The open letter of attack is structured with two main hits: a “Do the Math” section and a section highlighting the “Hurting Young Workers.” Let’s break this down in the same way to debate on the same level:
“Do the Math”
Painting a dystopian picture of robots taking orders does little but distract Americans from the real facts. Actually, the way that Rensi gets from the business model of McDonald’s today to a McDonald’s destroyed by a $15/hour minimum wage involves very little math.
The typical franchised McDonald’s sells about $2.6 million each year, but after operating costs, is left with about $156,000 in profits. Raising the minimum wage, Rensi argues, eats up that meager profit, and in some cases where larger staff are in place, will eat up the profit entirely.

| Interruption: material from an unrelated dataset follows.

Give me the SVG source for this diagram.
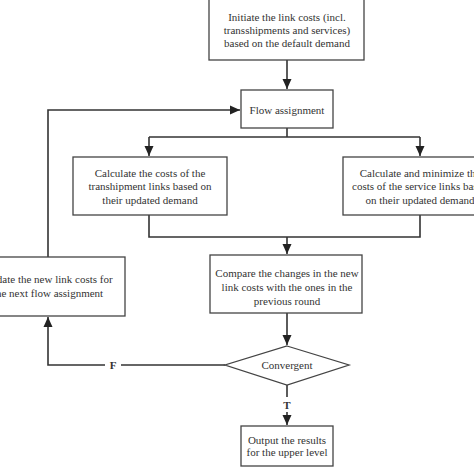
<svg xmlns="http://www.w3.org/2000/svg" width="474" height="474" viewBox="0 0 474 474">
<style>
.box{fill:#fff;stroke:#444;stroke-width:1.3}
.t{font-family:"Liberation Serif","Times New Roman",serif;font-size:11px;fill:#333;text-anchor:middle}
.b{font-weight:bold}
.c{fill:none;stroke:#333;stroke-width:1.6}
</style>
<defs>
<marker id="ah" markerUnits="userSpaceOnUse" markerWidth="10" markerHeight="10" viewBox="0 0 10 10" refX="10" refY="5" orient="auto">
<path d="M0,0.5 L10,5 L0,9.5 Z" fill="#222"/>
</marker>
</defs>
<rect width="474" height="474" fill="#fff"/>
<g id="connectors">
<path class="c" d="M287,60 V89" marker-end="url(#ah)"/>
<path class="c" d="M287,128 V137"/>
<path class="c" d="M149,137 H420"/>
<path class="c" d="M149,137 V156" marker-end="url(#ah)"/>
<path class="c" d="M420,137 V156" marker-end="url(#ah)"/>
<path class="c" d="M149,215 V237 H420 V215"/>
<path class="c" d="M287,237 V254" marker-end="url(#ah)"/>
<path class="c" d="M287,313 V345" marker-end="url(#ah)"/>
<path class="c" d="M225,365 H121"/>
<path class="c" d="M105,365 H48 V317" marker-end="url(#ah)"/>
<path class="c" d="M48,257 V110 H240" marker-end="url(#ah)"/>
<path class="c" d="M287,385 V397"/>
<path class="c" d="M287,412 V425" marker-end="url(#ah)"/>
<text class="t b" x="113" y="369">F</text>
<text class="t b" x="287" y="409">T</text>
</g>
<g id="init">
<rect class="box" x="209" y="-1" width="155" height="61"/>
<text class="t" x="287" y="21">Initiate the link costs (incl.</text>
<text class="t" x="287" y="34">transshipments and services)</text>
<text class="t" x="287" y="47">based on the default demand</text>
</g>
<g id="flow">
<rect class="box" x="241" y="90" width="92" height="38"/>
<text class="t" x="287" y="114">Flow assignment</text>
</g>
<g id="tranship">
<rect class="box" x="73" y="157" width="154" height="58"/>
<text class="t" x="150" y="177">Calculate the costs of the</text>
<text class="t" x="150" y="190">transhipment links based on</text>
<text class="t" x="150" y="204">their updated demand</text>
</g>
<g id="service">
<rect class="box" x="343" y="157" width="154" height="58"/>
<text class="t" x="420" y="177">Calculate and minimize the</text>
<text class="t" x="420" y="190">costs of the service links based</text>
<text class="t" x="420" y="204">on their updated demand</text>
</g>
<g id="compare">
<rect class="box" x="210" y="255" width="152" height="58"/>
<text class="t" x="287" y="277">Compare the changes in the new</text>
<text class="t" x="287" y="291">link costs with the ones in the</text>
<text class="t" x="287" y="305">previous round</text>
</g>
<g id="convergent">
<polygon class="box" points="287,346 349,365 287,385 225,365"/>
<text class="t" x="287" y="369">Convergent</text>
</g>
<g id="update">
<rect class="box" x="-30" y="257" width="155" height="59"/>
<text class="t" x="48" y="283">Update the new link costs for</text>
<text class="t" x="48" y="297">the next flow assignment</text>
</g>
<g id="output">
<rect class="box" x="241" y="426" width="92" height="40"/>
<text class="t" x="287" y="444">Output the results</text>
<text class="t" x="287" y="456">for the upper level</text>
</g>
</svg>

But wait. Where is the $2.4 million in operational costs going? Why would franchise owners be forced to install kiosks instead of granting their employees with a livable wage? Turns out that a large chunk of that money is going back to McDonald’s headquarters. Individual franchises pay both a royalties fee and a rent fee. On average, 12% of revenue is charged as royalties, and 8.5-12% of monthly sales is charged as rent. There is also an ongoing monthly service fee of about 4% gross sales.
That is a lot of fine print that adds up to 35% of McDonald’s Corporation total profit. Details Rensi leaves between the lines for one reason: to foot the entire labor cost on the franchise owners rather than distribute throughout the brand. McDonald’s USA could surely share some of the reported $9 billion in profits it received last year from these fees when distributing the increased labor cost across the nation.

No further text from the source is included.